Neutrophils are a type of white blood cell involved in a number of different immune responses. They have a relatively short lifespan in the body, and an ANC can provide an excellent snapshot of current immune function. In the test, the technicians look both at mature neutrophils, and immature cells that will differentiate into neutrophils, to project the patient's count over the days to come in addition to determining how many cells are active at the moment.
If the absolute neutrophil count is above 1,500, it is within normal range. Counts below 1,000 indicate mild neutropenia. The patient is at risk for infection, but the risk is relatively low as long as the patient exercises commonsense precautions. Counts of 500 or less are in the danger zone. The patient's immune system is highly compromised and the patient will not be able to fight off infection. For the patient's safety, contact with other people should be limited to individuals known to be healthy.

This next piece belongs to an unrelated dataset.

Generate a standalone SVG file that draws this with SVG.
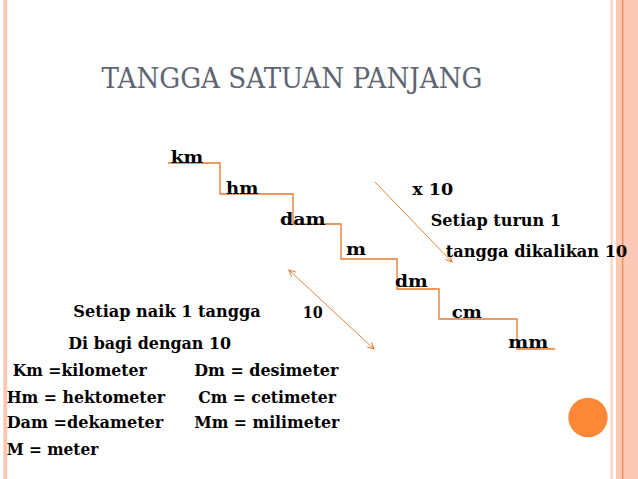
<svg xmlns="http://www.w3.org/2000/svg" width="638" height="479" viewBox="0 0 638 479">
<defs>
<style>
.t{font-family:'DejaVu Serif','Liberation Serif','Times New Roman','Noto Serif',Times,serif;font-weight:700;font-size:17px;fill:#000}
.ttl{font-family:'DejaVu Serif','Liberation Serif','Times New Roman',Times,serif;font-size:27.4px;fill:#5F6573}
.stair{fill:none;stroke:#E2782E;stroke-width:1.3}
.arr{stroke:#E8823A;stroke-width:1;fill:none}
</style>
<marker id="ah" viewBox="0 0 10 10" refX="9" refY="5" markerWidth="8" markerHeight="8" markerUnits="userSpaceOnUse" orient="auto-start-reverse">
<path d="M1,1 L9,5 L1,9" fill="none" stroke="#E8823A" stroke-width="1.3"/>
</marker>
</defs>
<rect width="638" height="479" fill="#fff"/>
<g id="borders">
<rect x="3.3" y="0" width="4" height="479" fill="#FCC8B4"/>
<rect x="610.5" y="0" width="2.2" height="479" fill="#FCD2C2"/>
<rect x="616" y="0" width="22" height="479" fill="#FDC9B4"/>
<rect x="622" y="0" width="1.3" height="479" fill="#EE8A57"/>
</g>
<text id="title" class="ttl" x="101.5" y="87.7" textLength="381" lengthAdjust="spacingAndGlyphs">TANGGA SATUAN PANJANG</text>
<g id="connectors">
<polyline id="stairs" class="stair" points="168,163 220,163 220,194 293,194 293,224 341,224 341,259 397,259 397,289 439,289 439,319 517,319 517,349 555,349"/>
<line id="down-arrow" class="arr" x1="375" y1="182" x2="452" y2="262" marker-end="url(#ah)"/>
<line id="double-arrow" class="arr" x1="289" y1="270" x2="374" y2="349" marker-start="url(#ah)" marker-end="url(#ah)"/>
</g>
<g id="units">
<text class="t" x="170.7" y="162.7" textLength="32.7" lengthAdjust="spacingAndGlyphs">km</text>
<text class="t" x="226" y="194" textLength="32.3" lengthAdjust="spacingAndGlyphs">hm</text>
<text class="t" x="280" y="225" textLength="45.7" lengthAdjust="spacingAndGlyphs">dam</text>
<text class="t" x="346" y="255" textLength="20" lengthAdjust="spacingAndGlyphs">m</text>
<text class="t" x="395" y="286.7" textLength="32.7" lengthAdjust="spacingAndGlyphs">dm</text>
<text class="t" x="451.7" y="317.7" textLength="30" lengthAdjust="spacingAndGlyphs">cm</text>
<text class="t" x="508.3" y="348.3" textLength="40" lengthAdjust="spacingAndGlyphs">mm</text>
</g>
<g id="labels">
<text class="t" x="412.3" y="195" textLength="41" lengthAdjust="spacingAndGlyphs">x 10</text>
<text class="t" x="430.7" y="225.7" textLength="130.3" lengthAdjust="spacingAndGlyphs">Setiap turun 1</text>
<text class="t" x="445.7" y="256.7" textLength="181.6" lengthAdjust="spacingAndGlyphs">tangga dikalikan 10</text>
<text class="t" x="302.7" y="317.7" textLength="20" lengthAdjust="spacingAndGlyphs">10</text>
<text class="t" x="73.3" y="317.3" textLength="187.4" lengthAdjust="spacingAndGlyphs">Setiap naik 1 tangga</text>
<text class="t" x="68.3" y="349.3" textLength="162.7" lengthAdjust="spacingAndGlyphs">Di bagi dengan 10</text>
</g>
<g id="legend">
<text class="t" x="12.7" y="376" textLength="134" lengthAdjust="spacingAndGlyphs">Km =kilometer</text>
<text class="t" x="194.3" y="376" textLength="144" lengthAdjust="spacingAndGlyphs">Dm = desimeter</text>
<text class="t" x="6.7" y="402.7" textLength="158.3" lengthAdjust="spacingAndGlyphs">Hm = hektometer</text>
<text class="t" x="198.3" y="402.7" textLength="137.7" lengthAdjust="spacingAndGlyphs">Cm = cetimeter</text>
<text class="t" x="6.7" y="428.3" textLength="156.6" lengthAdjust="spacingAndGlyphs">Dam =dekameter</text>
<text class="t" x="194.3" y="428.3" textLength="145" lengthAdjust="spacingAndGlyphs">Mm = milimeter</text>
<text class="t" x="6.7" y="455" textLength="91.6" lengthAdjust="spacingAndGlyphs">M = meter</text>
</g>
<circle id="dot" cx="588" cy="417.5" r="19.7" fill="#FD8637"/>
</svg>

When neutrophil counts start to dip, patients may be advised to take special precautions to avoid infection. Washing hands to limit the spread of infection is recommended, along with avoiding crowded environments, where numerous people may be carrying infections that are minor for them, and potentially serious for someone with a compromised immune system. In individuals with very low counts, hospitalization may be recommended for safety or the patient may be advised to stay at home and limit access to healthy family members and caregivers.
Doctors can request an absolute neutrophil count on a patient undergoing chemotherapy to see how well the patient is responding and to identify potential risks to the patient. This, along with other lab tests, is used to monitor patient progress during chemotherapy treatments. If the patient is not responding, a new treatment plan may be developed with secondary chemotherapy drugs to see if the patient's cancer will respond to those drugs.
When I suffered from exhaustion a few different times as a teenager, I was tested for low neutrophils as well things like mono and anemia. I think having low neutrophils would be a scary thing, since it can indicate such serious other problems.